Work to be completed - Carry none of the pictures over; write out the complete data exactly.

Data excerpt -

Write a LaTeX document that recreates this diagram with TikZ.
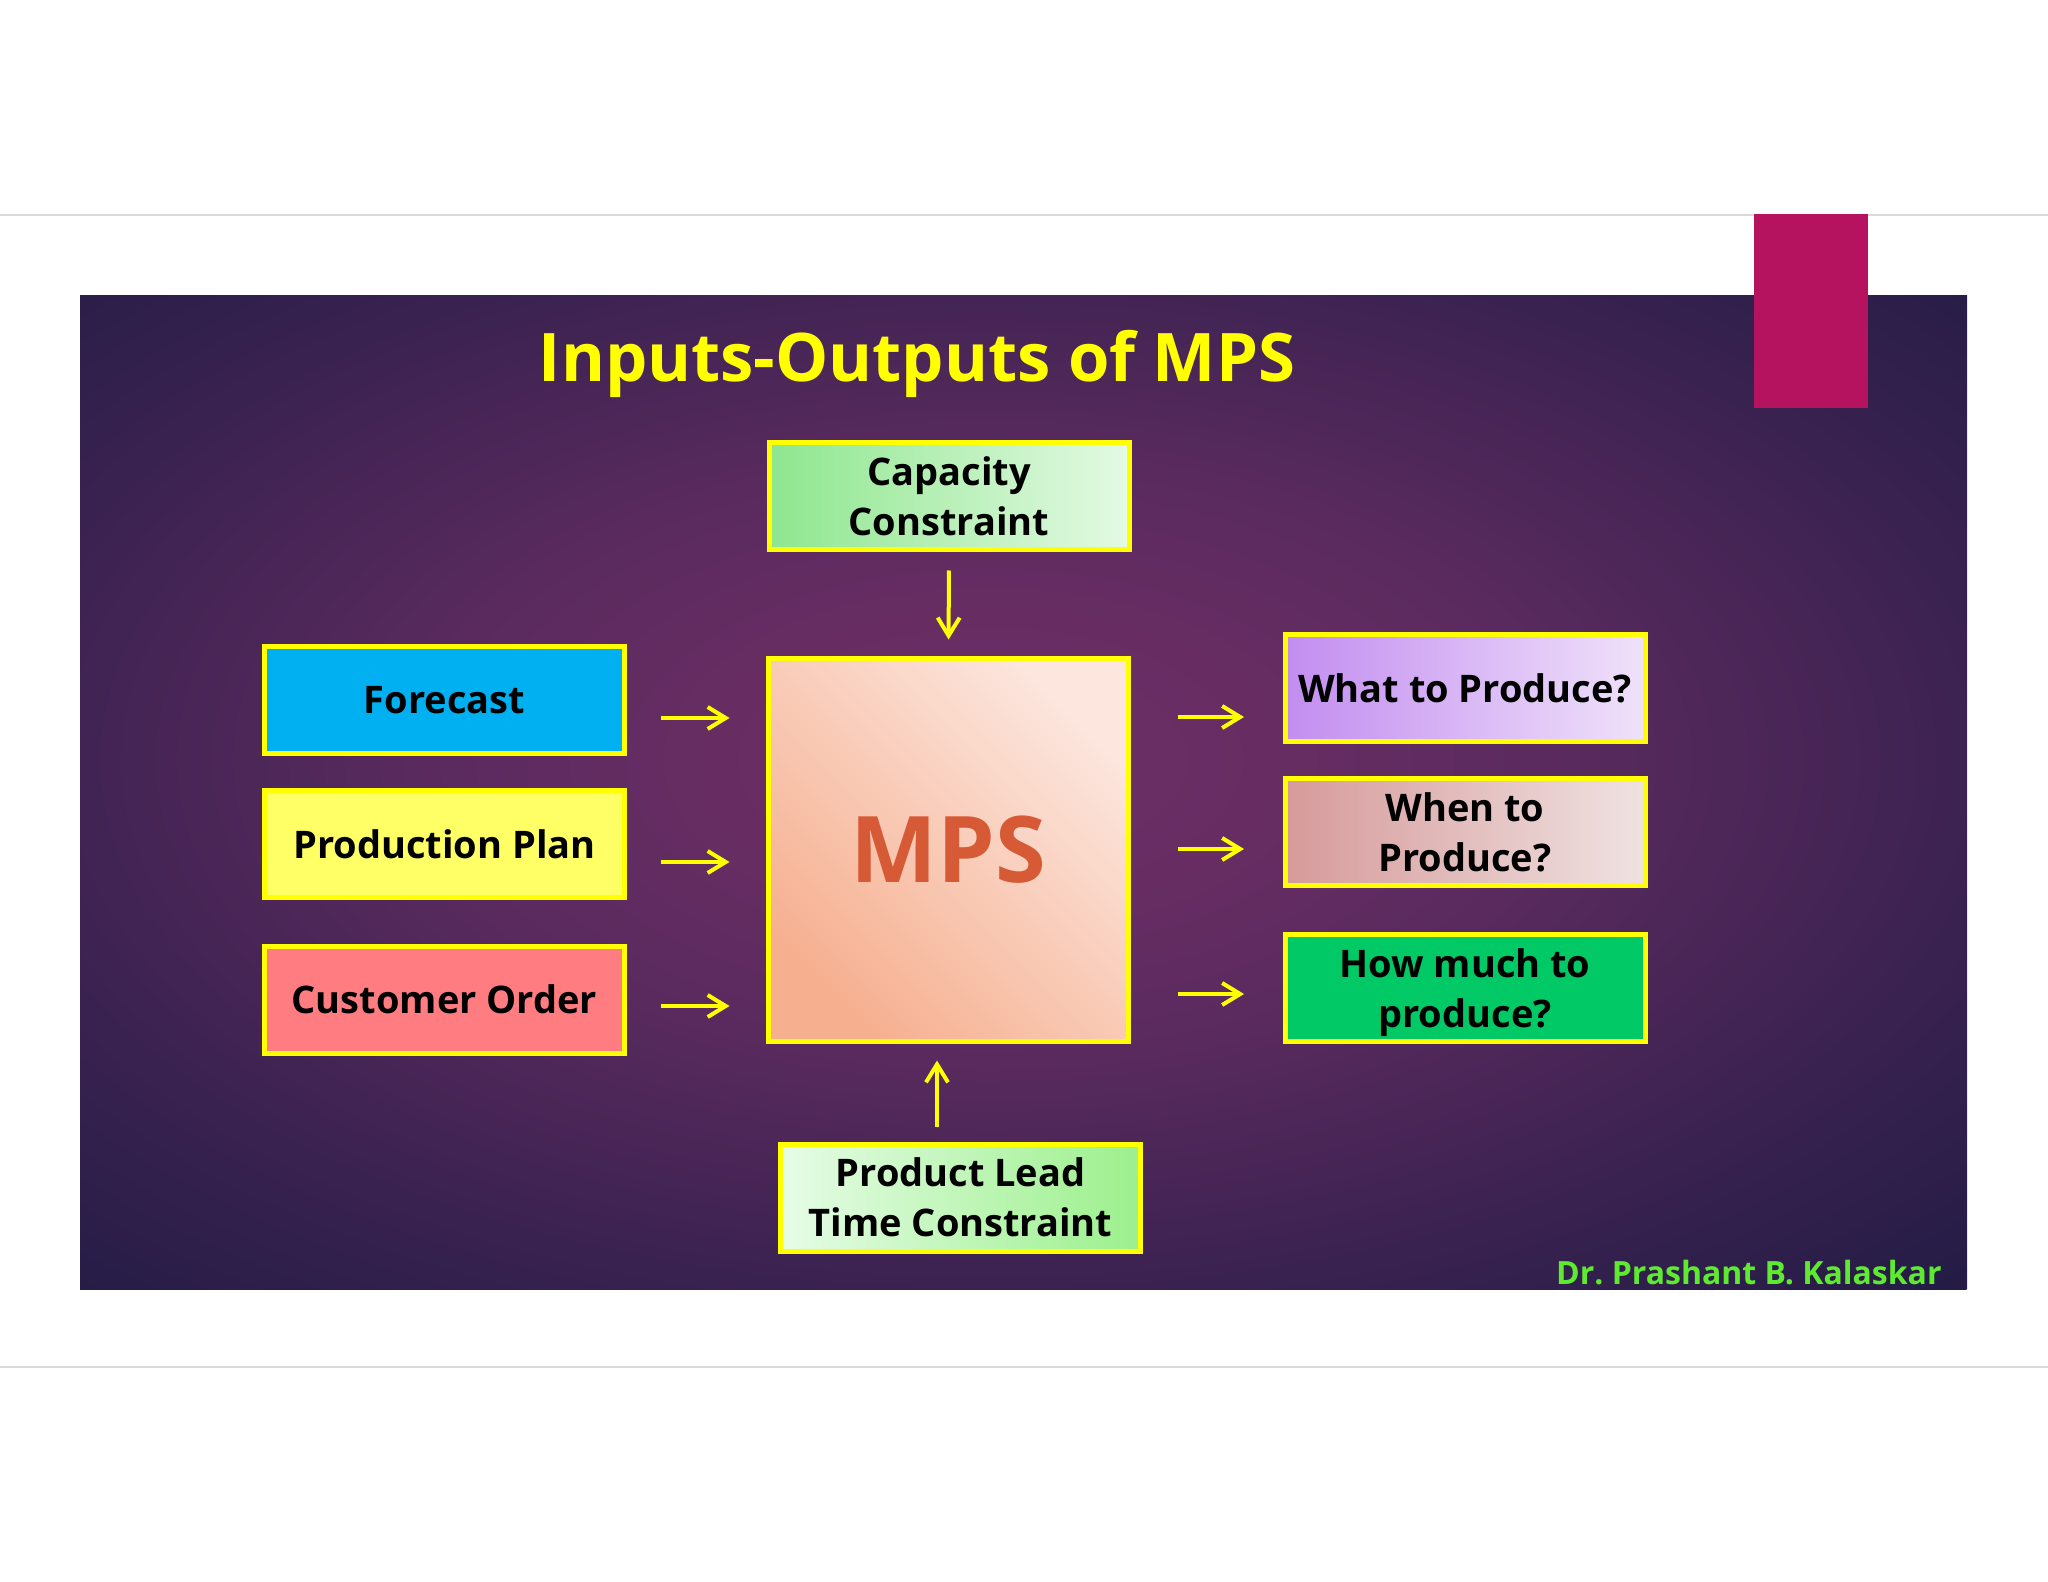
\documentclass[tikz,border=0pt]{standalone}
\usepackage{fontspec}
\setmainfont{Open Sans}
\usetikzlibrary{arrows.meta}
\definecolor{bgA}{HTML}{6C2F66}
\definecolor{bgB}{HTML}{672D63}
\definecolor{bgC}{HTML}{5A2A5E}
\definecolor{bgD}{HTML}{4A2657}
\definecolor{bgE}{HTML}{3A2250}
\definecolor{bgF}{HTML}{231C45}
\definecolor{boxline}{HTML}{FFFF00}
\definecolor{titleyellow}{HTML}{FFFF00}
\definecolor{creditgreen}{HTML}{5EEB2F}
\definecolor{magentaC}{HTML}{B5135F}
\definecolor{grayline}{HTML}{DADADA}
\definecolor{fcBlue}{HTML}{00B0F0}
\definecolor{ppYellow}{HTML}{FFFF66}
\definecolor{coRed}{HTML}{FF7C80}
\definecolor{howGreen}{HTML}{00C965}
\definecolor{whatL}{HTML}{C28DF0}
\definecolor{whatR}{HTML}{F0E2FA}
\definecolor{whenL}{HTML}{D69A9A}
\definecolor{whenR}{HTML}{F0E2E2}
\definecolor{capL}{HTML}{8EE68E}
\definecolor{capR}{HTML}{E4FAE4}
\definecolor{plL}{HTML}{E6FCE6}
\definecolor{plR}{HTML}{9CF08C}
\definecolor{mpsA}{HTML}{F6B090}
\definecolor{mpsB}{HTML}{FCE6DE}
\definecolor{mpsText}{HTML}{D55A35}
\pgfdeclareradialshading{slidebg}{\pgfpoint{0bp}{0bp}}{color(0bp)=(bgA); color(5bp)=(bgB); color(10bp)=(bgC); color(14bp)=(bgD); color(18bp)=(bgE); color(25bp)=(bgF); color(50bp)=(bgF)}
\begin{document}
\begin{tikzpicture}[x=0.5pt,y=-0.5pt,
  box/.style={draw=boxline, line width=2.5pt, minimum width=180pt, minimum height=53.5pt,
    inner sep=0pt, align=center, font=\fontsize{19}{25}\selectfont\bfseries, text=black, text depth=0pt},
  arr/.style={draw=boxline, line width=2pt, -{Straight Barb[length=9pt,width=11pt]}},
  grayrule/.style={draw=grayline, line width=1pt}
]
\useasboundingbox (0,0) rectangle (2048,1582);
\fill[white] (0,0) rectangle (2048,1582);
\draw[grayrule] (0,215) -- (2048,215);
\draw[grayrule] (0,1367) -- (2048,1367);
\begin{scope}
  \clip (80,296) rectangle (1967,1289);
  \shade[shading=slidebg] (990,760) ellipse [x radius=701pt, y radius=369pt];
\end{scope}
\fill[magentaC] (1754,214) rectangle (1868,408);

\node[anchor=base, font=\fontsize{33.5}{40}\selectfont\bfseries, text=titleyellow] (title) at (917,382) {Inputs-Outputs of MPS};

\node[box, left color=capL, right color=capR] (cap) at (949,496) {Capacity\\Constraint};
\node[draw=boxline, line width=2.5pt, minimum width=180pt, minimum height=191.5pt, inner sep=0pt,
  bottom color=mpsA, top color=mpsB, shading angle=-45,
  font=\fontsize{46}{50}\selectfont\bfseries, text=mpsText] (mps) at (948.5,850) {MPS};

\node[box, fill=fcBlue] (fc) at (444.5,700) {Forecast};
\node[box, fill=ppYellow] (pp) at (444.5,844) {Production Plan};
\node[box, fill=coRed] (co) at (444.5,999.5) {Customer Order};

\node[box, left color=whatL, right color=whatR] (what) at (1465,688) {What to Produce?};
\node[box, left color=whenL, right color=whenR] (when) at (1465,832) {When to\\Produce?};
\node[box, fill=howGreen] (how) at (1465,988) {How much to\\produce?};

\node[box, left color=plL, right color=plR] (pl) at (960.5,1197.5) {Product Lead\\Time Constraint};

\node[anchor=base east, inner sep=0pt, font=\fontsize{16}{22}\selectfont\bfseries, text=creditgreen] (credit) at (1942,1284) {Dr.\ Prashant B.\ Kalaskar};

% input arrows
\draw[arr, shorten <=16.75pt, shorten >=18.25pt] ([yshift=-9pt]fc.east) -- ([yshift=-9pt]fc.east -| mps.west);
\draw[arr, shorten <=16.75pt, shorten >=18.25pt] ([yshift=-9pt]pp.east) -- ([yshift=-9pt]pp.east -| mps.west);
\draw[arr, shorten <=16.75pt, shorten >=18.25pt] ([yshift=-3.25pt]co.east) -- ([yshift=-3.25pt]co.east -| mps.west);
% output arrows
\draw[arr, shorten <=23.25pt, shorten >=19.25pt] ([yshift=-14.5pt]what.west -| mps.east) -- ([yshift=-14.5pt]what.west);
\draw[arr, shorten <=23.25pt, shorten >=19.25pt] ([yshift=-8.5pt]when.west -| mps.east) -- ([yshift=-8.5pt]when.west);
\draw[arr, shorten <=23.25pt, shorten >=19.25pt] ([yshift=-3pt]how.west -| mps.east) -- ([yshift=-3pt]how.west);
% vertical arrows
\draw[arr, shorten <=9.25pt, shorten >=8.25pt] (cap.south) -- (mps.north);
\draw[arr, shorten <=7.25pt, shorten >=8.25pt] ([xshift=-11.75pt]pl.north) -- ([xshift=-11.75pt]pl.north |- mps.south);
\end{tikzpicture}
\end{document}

Answer for this exercise -
Write a LaTeX document that recreates this diagram with TikZ.
\documentclass[tikz,border=0pt]{standalone}
\usepackage{fontspec}
\setmainfont{Open Sans}
\usetikzlibrary{arrows.meta}
\definecolor{bgA}{HTML}{6C2F66}
\definecolor{bgB}{HTML}{672D63}
\definecolor{bgC}{HTML}{5A2A5E}
\definecolor{bgD}{HTML}{4A2657}
\definecolor{bgE}{HTML}{3A2250}
\definecolor{bgF}{HTML}{231C45}
\definecolor{boxline}{HTML}{FFFF00}
\definecolor{titleyellow}{HTML}{FFFF00}
\definecolor{creditgreen}{HTML}{5EEB2F}
\definecolor{magentaC}{HTML}{B5135F}
\definecolor{grayline}{HTML}{DADADA}
\definecolor{fcBlue}{HTML}{00B0F0}
\definecolor{ppYellow}{HTML}{FFFF66}
\definecolor{coRed}{HTML}{FF7C80}
\definecolor{howGreen}{HTML}{00C965}
\definecolor{whatL}{HTML}{C28DF0}
\definecolor{whatR}{HTML}{F0E2FA}
\definecolor{whenL}{HTML}{D69A9A}
\definecolor{whenR}{HTML}{F0E2E2}
\definecolor{capL}{HTML}{8EE68E}
\definecolor{capR}{HTML}{E4FAE4}
\definecolor{plL}{HTML}{E6FCE6}
\definecolor{plR}{HTML}{9CF08C}
\definecolor{mpsA}{HTML}{F6B090}
\definecolor{mpsB}{HTML}{FCE6DE}
\definecolor{mpsText}{HTML}{D55A35}
\pgfdeclareradialshading{slidebg}{\pgfpoint{0bp}{0bp}}{color(0bp)=(bgA); color(5bp)=(bgB); color(10bp)=(bgC); color(14bp)=(bgD); color(18bp)=(bgE); color(25bp)=(bgF); color(50bp)=(bgF)}
\begin{document}
\begin{tikzpicture}[x=0.5pt,y=-0.5pt,
  box/.style={draw=boxline, line width=2.5pt, minimum width=180pt, minimum height=53.5pt,
    inner sep=0pt, align=center, font=\fontsize{19}{25}\selectfont\bfseries, text=black, text depth=0pt},
  arr/.style={draw=boxline, line width=2pt, -{Straight Barb[length=9pt,width=11pt]}},
  grayrule/.style={draw=grayline, line width=1pt}
]
\useasboundingbox (0,0) rectangle (2048,1582);
\fill[white] (0,0) rectangle (2048,1582);
\draw[grayrule] (0,215) -- (2048,215);
\draw[grayrule] (0,1367) -- (2048,1367);
\begin{scope}
  \clip (80,296) rectangle (1967,1289);
  \shade[shading=slidebg] (990,760) ellipse [x radius=701pt, y radius=369pt];
\end{scope}
\fill[magentaC] (1754,214) rectangle (1868,408);

\node[anchor=base, font=\fontsize{33.5}{40}\selectfont\bfseries, text=titleyellow] (title) at (917,382) {Inputs-Outputs of MPS};

\node[box, left color=capL, right color=capR] (cap) at (949,496) {Capacity\\Constraint};
\node[draw=boxline, line width=2.5pt, minimum width=180pt, minimum height=191.5pt, inner sep=0pt,
  bottom color=mpsA, top color=mpsB, shading angle=-45,
  font=\fontsize{46}{50}\selectfont\bfseries, text=mpsText] (mps) at (948.5,850) {MPS};

\node[box, fill=fcBlue] (fc) at (444.5,700) {Forecast};
\node[box, fill=ppYellow] (pp) at (444.5,844) {Production Plan};
\node[box, fill=coRed] (co) at (444.5,999.5) {Customer Order};

\node[box, left color=whatL, right color=whatR] (what) at (1465,688) {What to Produce?};
\node[box, left color=whenL, right color=whenR] (when) at (1465,832) {When to\\Produce?};
\node[box, fill=howGreen] (how) at (1465,988) {How much to\\produce?};

\node[box, left color=plL, right color=plR] (pl) at (960.5,1197.5) {Product Lead\\Time Constraint};

\node[anchor=base east, inner sep=0pt, font=\fontsize{16}{22}\selectfont\bfseries, text=creditgreen] (credit) at (1942,1284) {Dr.\ Prashant B.\ Kalaskar};

% input arrows
\draw[arr, shorten <=16.75pt, shorten >=18.25pt] ([yshift=-9pt]fc.east) -- ([yshift=-9pt]fc.east -| mps.west);
\draw[arr, shorten <=16.75pt, shorten >=18.25pt] ([yshift=-9pt]pp.east) -- ([yshift=-9pt]pp.east -| mps.west);
\draw[arr, shorten <=16.75pt, shorten >=18.25pt] ([yshift=-3.25pt]co.east) -- ([yshift=-3.25pt]co.east -| mps.west);
% output arrows
\draw[arr, shorten <=23.25pt, shorten >=19.25pt] ([yshift=-14.5pt]what.west -| mps.east) -- ([yshift=-14.5pt]what.west);
\draw[arr, shorten <=23.25pt, shorten >=19.25pt] ([yshift=-8.5pt]when.west -| mps.east) -- ([yshift=-8.5pt]when.west);
\draw[arr, shorten <=23.25pt, shorten >=19.25pt] ([yshift=-3pt]how.west -| mps.east) -- ([yshift=-3pt]how.west);
% vertical arrows
\draw[arr, shorten <=9.25pt, shorten >=8.25pt] (cap.south) -- (mps.north);
\draw[arr, shorten <=7.25pt, shorten >=8.25pt] ([xshift=-11.75pt]pl.north) -- ([xshift=-11.75pt]pl.north |- mps.south);
\end{tikzpicture}
\end{document}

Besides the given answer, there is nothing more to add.